La concurrence oui mais dans la dignité, exercer une activité en perdant de l’argent n’est pas digne.
Jean-Marc Daniel a raison bien entendu sur ses solutions, mais il pêche par sa naïveté sur une question centrale: les rentes sont alimentées par l’Etat, qui dit Etat dit rente, c’est presque un phénomène nature. Il n’y a jamais eu de rentes sans Etat. Il n’y aura jamais une remise en cause des rentes en profondeur.
Quand bien même vous privatisez et libéralisez un secteur, la privatisation se fait aux amis des politiciens et bureaucrates, et aussi tôt l’Etat s’empresse de créer une instance régulatrice octroyant la création d’oligopoles, limitant l’émergence de concurrents, l’initiative et la création à travers des régulations qui parfois ont un impact non seulement sur le secteur mais aussi toute l’économie (ex: les taxis chassent les VTC en prenant prétexte du droit du travail).
Ces acteurs nouveaux feront eux-mêmes du lobbying pour pénaliser leurs concurrents ou pénaliser l’apparition de nouveaux concurrents, comme c’est le cas dans le secteur automobile.
On peut arriver à simuler tout au plus un peu de concurrence dans certains secteurs, mais cela se fera que parce que cela permettrait d’engendrer plus de rentes pour les politiciens et ses affidés, plus d’impôts pour les administrations etc…et cela se fera sans renoncer à un minimum de contrôle du régulateur.
Tremendo,
Vous écrivez : « Il n’y a jamais eu de rentes sans Etat« .
Qu’est-ce que vous entendez par rente ? Est-ce que vous définissez la « rente » comme un revenu résultant de la protection de l’Etat (dans ce cas votre affirmation serait vraie par définition) ou comme quelque chose de plus large ?
(Par « protection de l’Etat », j’entends une intervention de l’Etat ne se limitant pas à garantir les droits de propriété.)
Je voudrais faire une remarque concernant l’emploi du mot «rente».
Ce mot : «rente» est très fréquemment employé dans les textes de loi de la République Française, notamment dans le code civil et dans le code des assurances. Il désigne toujours dans les textes de loi un revenu légitime que perçoit un propriétaire légitime de sa propriété. Naturellement ce revenu est fluctuant et dépend de la qualité de la gestion du propriétaire.
Ainsi, le mot «rente», employé dans les textes de loi, a le même sens que le mot «profit» employé par certains économistes.
J’ose espérer que ce n’est pas cette notion de «rente» que pourfend Jean-Marc Daniel.
Et j’insiste pour dire que je regrette qu’un même mot soit employé dans des sens très différents.
J’ose enfin recommander à la communauté libérale d’utiliser le mot «rente» avec la même acception que dans les textes de loi.

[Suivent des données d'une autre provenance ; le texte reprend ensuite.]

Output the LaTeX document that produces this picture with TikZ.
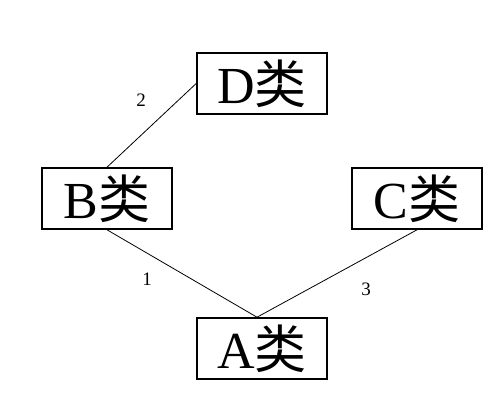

La «rente», évoquée dans les textes de loi, vient directement du droit de propriété et, de ce fait, ne vient pas de l’État, puisque le droit de propriété ne vient pas de l’État.
J’observe que Mises (qui à mon avis devrait être la référence pour tous les libéraux) n’utilise jamais le mot « rente » au sens de Ricardo ou de Jean-Marc Daniel, mais (un tout petit nombre de fois dans l’Action Humaine) pour désigner le produit de la location d’un actif, c’est à dire au sens que rappelle Stéphane Lallement.
Je pense que c’est lui qui a raison et que toute cette discussion entre le profit (légitime) et la rente (illégitime) est sans objet et inutile. Cela dit, je suis comme SopJur d’accord avec les conclusions de Jean-Marc.